China approved stock index futures, giving investors a tool to protect against losses and profit from any declines. Until now, Chinese investors could only profit from gains in equities.

Chinese government also approved margin trading and short selling, the China Securities Regulatory Commission said. According to Commission’s statement it may take three months to complete preparations for index futures.

Index futures are essentially agreements to buy or sell an index at a preset value on an agreed date. Investors can also borrow money to buy securities or borrow securities to sell under the business of margin trading and short selling.

“China has opened great opportunities for future investors in the stock market” said Mr.
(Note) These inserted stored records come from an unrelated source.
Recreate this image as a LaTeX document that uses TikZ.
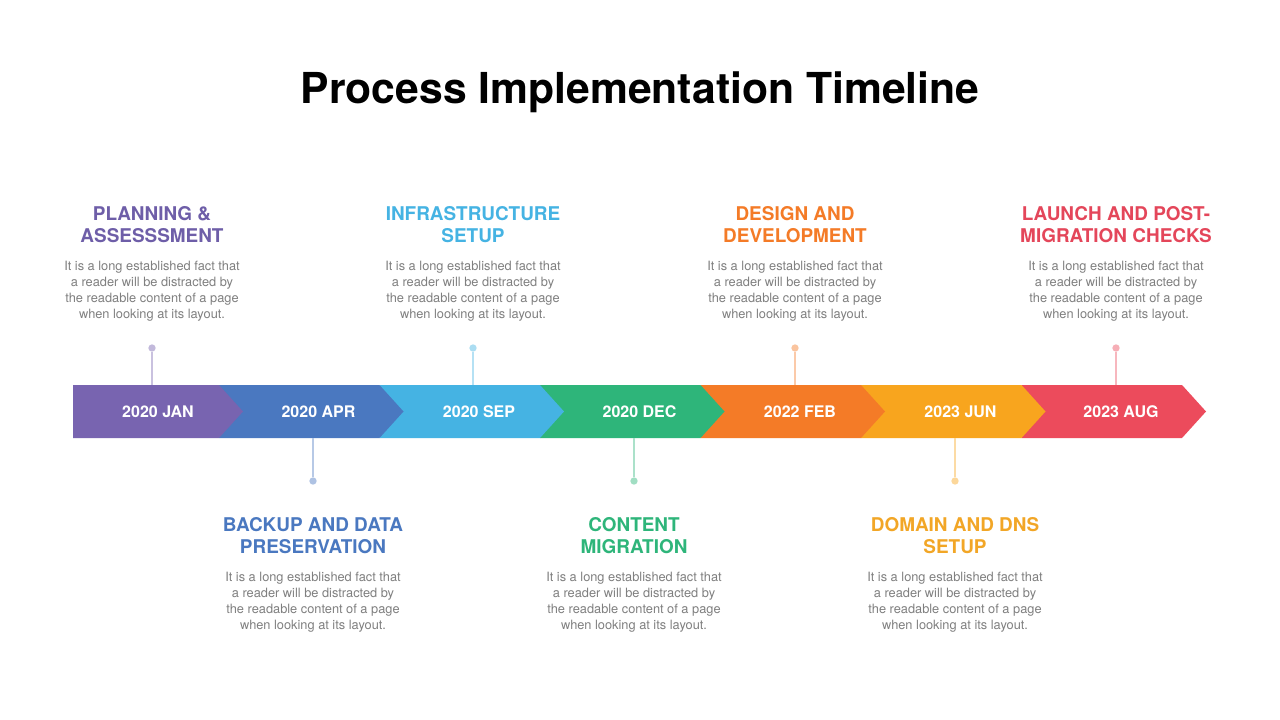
\documentclass[tikz,border=0pt]{standalone}
\usepackage{fontspec}
\setmainfont{TeX Gyre Heros}
\definecolor{cPur}{HTML}{7864B0}
\definecolor{cBlu}{HTML}{4A78C0}
\definecolor{cSky}{HTML}{45B3E3}
\definecolor{cGrn}{HTML}{2EB57A}
\definecolor{cOrg}{HTML}{F47B27}
\definecolor{cYel}{HTML}{F8A51E}
\definecolor{cRed}{HTML}{EC4B5C}
\definecolor{hPur}{HTML}{6E5EA8}
\definecolor{hYel}{HTML}{F2A626}
\definecolor{hRed}{HTML}{E4465A}
\definecolor{bodygray}{HTML}{7F7F7F}
\tikzset{
  datelab/.style={text=white,font=\fontsize{12pt}{14pt}\selectfont\bfseries,inner sep=0pt},
  headlab/.style={align=center,inner sep=0pt,font=\fontsize{14.2pt}{16.5pt}\selectfont\bfseries},
  bodylab/.style={align=center,inner sep=0pt,text=bodygray,font=\fontsize{9.6pt}{12pt}\selectfont},
  dotnode/.style={circle,minimum size=5.5pt,inner sep=0pt},
  stemline/.style={line width=0.9pt},
}
\begin{document}
\begin{tikzpicture}[x=0.75pt,y=-0.75pt]
\useasboundingbox[fill=white] (0,0) rectangle (1280,720);
% title
\node[anchor=base,inner sep=0pt,font=\fontsize{32pt}{36pt}\selectfont\bfseries] (title) at (640,104) {Process Implementation Timeline};
% band segments (right to left)
\foreach \i/\c in {7/cRed,6/cYel,5/cOrg,4/cGrn,3/cSky,2/cBlu,1/cPur} {
  \pgfmathsetmacro\xr{219+160.5*(\i-1)}
  \pgfmathsetmacro\xl{\i==1 ? 73 : 219+160.5*(\i-2)}
  \fill[\c] (\xl,385) -- (\xr,385) -- (\xr+24,411.5) -- (\xr,438) -- (\xl,438) -- cycle;
}
% date labels
\foreach \i/\lab in {1/2020 JAN,2/2020 APR,3/2020 SEP,4/2020 DEC,5/2022 FEB,6/2023 JUN,7/2023 AUG} {
  \node[datelab] (d\i) at ({158+160.5*(\i-1)},411.5) {\lab};
}
% top stems
\foreach \i/\x/\c in {1/152/cPur,3/473/cSky,5/795/cOrg,7/1116/cRed} {
  \node[dotnode,fill=\c!45] (p\i) at (\x,348) {};
  \coordinate (b\i) at (\x,385);
  \draw[stemline,\c!40] (p\i) -- (b\i);
}
% bottom stems
\foreach \i/\x/\c in {2/313/cBlu,4/634/cGrn,6/955/cYel} {
  \node[dotnode,fill=\c!45] (p\i) at (\x,481) {};
  \coordinate (b\i) at (\x,438);
  \draw[stemline,\c!40] (b\i) -- (p\i);
}
% top texts
\node[headlab,text=hPur] (h1) at (152,225) {PLANNING \&\\ASSESSSMENT};
\node[bodylab] (t1) at (152,291) {It is a long established fact that\\a reader will be distracted by\\the readable content of a page\\when looking at its layout.};
\node[headlab,text=cSky] (h3) at (473,225) {INFRASTRUCTURE\\SETUP};
\node[bodylab] (t3) at (473,291) {It is a long established fact that\\a reader will be distracted by\\the readable content of a page\\when looking at its layout.};
\node[headlab,text=cOrg] (h5) at (795,225) {DESIGN AND\\DEVELOPMENT};
\node[bodylab] (t5) at (795,291) {It is a long established fact that\\a reader will be distracted by\\the readable content of a page\\when looking at its layout.};
\node[headlab,text=hRed] (h7) at (1116,225) {LAUNCH AND POST-\\MIGRATION CHECKS};
\node[bodylab] (t7) at (1116,291) {It is a long established fact that\\a reader will be distracted by\\the readable content of a page\\when looking at its layout.};
% bottom texts
\node[headlab,text=cBlu] (h2) at (313,536) {BACKUP AND DATA\\PRESERVATION};
\node[bodylab] (t2) at (313,602) {It is a long established fact that\\a reader will be distracted by\\the readable content of a page\\when looking at its layout.};
\node[headlab,text=cGrn] (h4) at (634,536) {CONTENT\\MIGRATION};
\node[bodylab] (t4) at (634,602) {It is a long established fact that\\a reader will be distracted by\\the readable content of a page\\when looking at its layout.};
\node[headlab,text=hYel] (h6) at (955,536) {DOMAIN AND DNS\\SETUP};
\node[bodylab] (t6) at (955,602) {It is a long established fact that\\a reader will be distracted by\\the readable content of a page\\when looking at its layout.};
\end{tikzpicture}
\end{document}
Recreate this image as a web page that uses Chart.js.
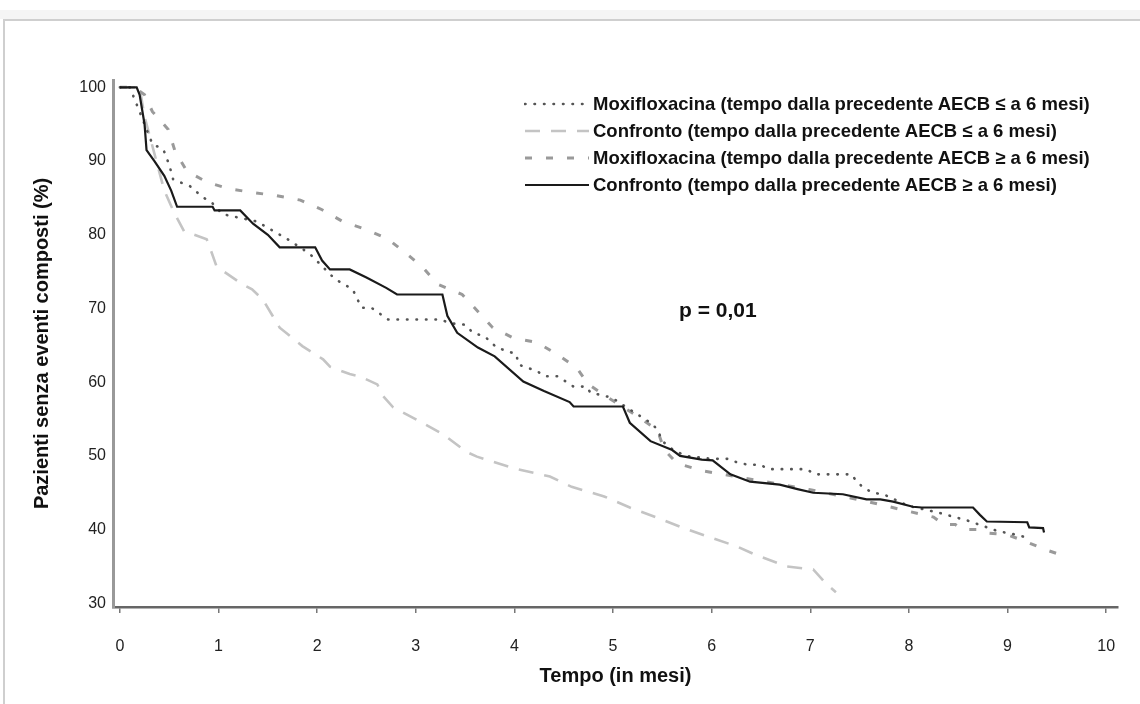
<!DOCTYPE html>
<html lang="it">
<head>
  <meta charset="UTF-8" />
  <title>Pazienti senza eventi composti</title>
  <script src="https://cdn.jsdelivr.net/npm/chart.js"></script>
  <style>
    html, body { margin: 0; padding: 0; background: #fff; }
    body { width: 1140px; height: 704px; position: relative; overflow: hidden;
           font-family: "Liberation Sans", Arial, sans-serif; color: #111; }
    .band { position: absolute; left: 0; top: 10px; right: 0; height: 9px; background: #f5f5f5; }
    .frame { position: absolute; left: 3px; top: 19px; right: 0; bottom: 0;
             border-top: 2px solid #cfcfcf; border-left: 2px solid #cfcfcf; }
    #chart { position: absolute; left: 0; top: 0; }
    .legend { position: absolute; left: 524px; top: 90px; font-weight: bold; font-size: 18.5px; }
    .legend .row { height: 27px; display: flex; align-items: center; white-space: nowrap; }
    .legend svg { width: 66px; height: 10px; margin-right: 3px; }
    .pval { position: absolute; left: 679px; top: 298px; font-weight: bold; font-size: 21px; }
  </style>
</head>
<body>
  <div class="band"></div>
  <div class="frame"></div>
  <canvas id="chart" width="1140" height="704"></canvas>
  <div class="legend" id="legend"></div>
  <div class="pval">p = 0,01</div>

  <script>
    // tick labels
    const xTicks = [0, 1, 2, 3, 4, 5, 6, 7, 8, 9, 10];
    const yTicks = [30, 40, 50, 60, 70, 80, 90, 100];

    // Moxifloxacina, tempo <= 6 mesi (punteggiata)
    const moxiShortT = [0, 0.1, 0.2, 0.33, 0.44, 0.5, 0.54, 0.71, 0.84, 0.93, 1.04, 1.39, 1.7, 1.86, 1.95, 2.06, 2.18, 2.36, 2.45, 2.55, 2.72, 3.25, 3.35, 3.5, 3.58, 3.7, 3.82, 4.02, 4.04, 4.23, 4.31, 4.44, 4.6, 4.73, 4.77, 4.99, 5.17, 5.38, 5.45, 5.5, 5.61, 5.74, 6.0, 6.17, 6.26, 6.37, 6.49, 6.58, 6.96, 7.05, 7.42, 7.47, 7.54, 7.63, 7.74, 8.0, 8.3, 8.6, 8.9, 9.09, 9.2];
    const moxiShortS = [100, 100, 96.7, 92.3, 91.6, 89.5, 87.5, 86.6, 85.1, 84.4, 82.8, 81.8, 79.4, 78.0, 77.1, 75.6, 74.0, 72.6, 70.1, 70.1, 68.5, 68.5, 68.0, 67.8, 66.7, 66.2, 64.7, 63.8, 62.4, 61.5, 60.8, 60.8, 59.4, 59.4, 58.6, 57.9, 56.3, 54.5, 53.6, 52.0, 50.8, 50.0, 49.6, 49.6, 49.1, 48.8, 48.8, 48.2, 48.2, 47.5, 47.5, 46.5, 45.7, 45.0, 44.8, 43.2, 42.3, 41.2, 39.8, 39.3, 38.9];

    // Confronto, tempo <= 6 mesi (tratteggio chiaro)
    const confShortT = [0, 0.2, 0.25, 0.35, 0.45, 0.55, 0.65, 0.88, 0.93, 0.98, 1.24, 1.34, 1.45, 1.62, 1.85, 2.06, 2.13, 2.33, 2.43, 2.61, 2.67, 2.77, 3.04, 3.28, 3.52, 3.62, 4.0, 4.36, 4.58, 4.91, 5.17, 5.45, 5.68, 5.95, 6.26, 6.44, 6.76, 7.03, 7.15, 7.26];
    const confShortS = [100, 100, 96, 91, 86, 83, 80.5, 79.4, 77.6, 75.7, 73.3, 72.6, 71.2, 67.4, 64.9, 63.1, 62.1, 61.1, 60.8, 59.7, 58.1, 56.6, 54.7, 52.9, 50.5, 49.9, 48.3, 47.2, 45.8, 44.5, 43.0, 41.6, 40.4, 39.1, 37.7, 36.6, 35.0, 34.6, 32.8, 31.5];

    // Moxifloxacina, tempo >= 6 mesi (tratteggio medio)
    const moxiLongT = [0, 0.15, 0.25, 0.33, 0.49, 0.56, 0.68, 0.89, 1.12, 1.37, 1.59, 1.83, 2.05, 2.26, 2.48, 2.71, 2.89, 3.07, 3.22, 3.47, 3.63, 3.78, 3.99, 4.23, 4.43, 4.63, 4.75, 4.95, 5.2, 5.45, 5.52, 5.65, 5.9, 6.2, 6.5, 7.0, 7.55, 7.99, 8.25, 8.35, 8.47, 8.54, 8.69, 8.75, 9.0, 9.18, 9.38, 9.62];
    const moxiLongS = [100, 100, 99, 96.7, 94.3, 91.3, 88.6, 87.1, 86.2, 85.7, 85.3, 84.7, 83.4, 81.8, 80.8, 79.5, 77.6, 75.6, 73.3, 71.9, 69.6, 67.4, 66.0, 65.4, 63.8, 62.0, 59.7, 57.9, 55.8, 53.5, 50.8, 49.0, 48.0, 47.3, 46.6, 45.4, 43.9, 42.5, 41.7, 40.7, 40.7, 40.0, 40.0, 39.6, 39.3, 38.4, 37.3, 36.2];

    // Confronto, tempo >= 6 mesi (linea continua)
    const confLongT = [0, 0.17, 0.2, 0.25, 0.27, 0.35, 0.45, 0.52, 0.58, 0.94, 0.96, 1.22, 1.35, 1.5, 1.62, 1.98, 2.05, 2.13, 2.33, 2.5, 2.7, 2.81, 3.27, 3.32, 3.42, 3.63, 3.8, 4.09, 4.3, 4.56, 4.6, 5.1, 5.17, 5.38, 5.6, 5.68, 5.9, 6.01, 6.19, 6.39, 6.69, 6.87, 7.03, 7.33, 7.57, 7.71, 7.84, 8.04, 8.13, 8.65, 8.72, 8.79, 9.2, 9.22, 9.36, 9.37];
    const confLongS = [100, 100, 99, 95, 91.5, 90, 88, 86, 83.8, 83.8, 83.3, 83.3, 81.5, 80, 78.3, 78.3, 76.5, 75.3, 75.3, 74.2, 72.8, 71.9, 71.9, 69, 66.7, 64.7, 63.5, 60.1, 58.8, 57.3, 56.7, 56.7, 54.5, 52.0, 50.8, 50.0, 49.5, 49.4, 47.5, 46.5, 46.1, 45.5, 45.0, 44.8, 44.1, 44.1, 43.8, 43.1, 43.0, 43.0, 42.0, 41.1, 41.0, 40.3, 40.2, 39.6];

    const series = [
      { label: 'Moxifloxacina (tempo dalla precedente AECB \u2264 a 6 mesi)', t: moxiShortT, s: moxiShortS,
        color: '#555', width: 2.6, dash: [0.5, 9], cap: 'round', order: 2 },
      { label: 'Confronto (tempo dalla precedente AECB \u2264 a 6 mesi)', t: confShortT, s: confShortS,
        color: '#c4c4c4', width: 2.6, dash: [15, 11], cap: 'butt', order: 4 },
      { label: 'Moxifloxacina (tempo dalla precedente AECB \u2265 a 6 mesi)', t: moxiLongT, s: moxiLongS,
        color: '#9a9a9a', width: 3, dash: [7, 14], cap: 'butt', order: 3 },
      { label: 'Confronto (tempo dalla precedente AECB \u2265 a 6 mesi)', t: confLongT, s: confLongS,
        color: '#1a1a1a', width: 2.2, dash: [], cap: 'butt', order: 1 }
    ];

    Chart.defaults.font.family = "'Liberation Sans', Arial, sans-serif";
    Chart.defaults.color = '#222';

    const datasets = series.map(d => ({
      label: d.label,
      data: d.t.map((t, i) => ({ x: t, y: d.s[i] })),
      borderColor: d.color,
      borderWidth: d.width,
      borderDash: d.dash,
      borderCapStyle: d.cap,
      pointRadius: 0,
      fill: false,
      tension: 0,
      order: d.order
    }));

    new Chart(document.getElementById('chart'), {
      type: 'line',
      data: { datasets },
      options: {
        responsive: false,
        animation: false,
        layout: { padding: { left: 10, right: 22, top: 80, bottom: 0 } },
        plugins: { legend: { display: false }, tooltip: { enabled: false } },
        scales: {
          x: {
            type: 'linear',
            min: -0.07,
            max: 10.12,
            afterBuildTicks: s => { s.ticks = xTicks.map(v => ({ value: v })); },
            afterFit: s => { s.height = 97; },
            grid: { drawOnChartArea: false, drawTicks: true, tickLength: 6, color: '#777', lineWidth: 1.5 },
            border: { color: '#666', width: 2.5 },
            ticks: { padding: 24, font: { size: 16 }, color: '#222' },
            title: { display: true, text: 'Tempo (in mesi)', font: { size: 20, weight: 'bold' }, color: '#111',
                     padding: { top: 0, bottom: 16 } }
          },
          y: {
            min: 29.5,
            max: 101,
            afterBuildTicks: s => { s.ticks = yTicks.map(v => ({ value: v })); },
            afterFit: s => { s.width = 103; },
            grid: { drawOnChartArea: false, drawTicks: false },
            border: { color: '#999', width: 3 },
            ticks: { padding: 7, font: { size: 16 }, color: '#222' },
            title: { display: true, text: 'Pazienti senza eventi composti (%)', font: { size: 20, weight: 'bold' },
                     color: '#111', padding: { top: 20, bottom: 0 } }
          }
        }
      }
    });

    // legenda in HTML, stessi stili delle linee
    const legend = document.getElementById('legend');
    series.forEach(d => {
      const row = document.createElement('div');
      row.className = 'row';
      row.innerHTML =
        '<svg viewBox="0 0 66 10"><line x1="1" y1="5" x2="65" y2="5" stroke="' + d.color +
        '" stroke-width="' + d.width + '" stroke-linecap="' + d.cap + '" stroke-dasharray="' +
        (d.dash.length ? d.dash.join(' ') : 'none') + '"/></svg><span></span>';
      row.querySelector('span').textContent = d.label;
      legend.appendChild(row);
    });
  </script>
</body>
</html>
Edward Lehman, managing director of Lehman, Lee & Xu law firm, which is one of the largest commercial law firms in China maintaining offices in Beijing, Shanghai, Shenzhen and Hong Kong.

Analysts expect the new tools to improve liquidity by attracting more capital into the equity market as the government plans to cut back bank lending to 7.5 trillion yuan ($1.1 trillion) in 2010 from last year’s 9.21 trillion yuan.

Index futures are part of China’s push to make more investment options available in the world’s third-biggest stock market by value. China restricts overseas investors to buying B shares that trade in U.S. dollars in Shanghai and Hong Kong dollars in Shenzhen. China’s A shares are mostly limited to local investors. Foreign ownership of fund management companies is restricted to 49 percent.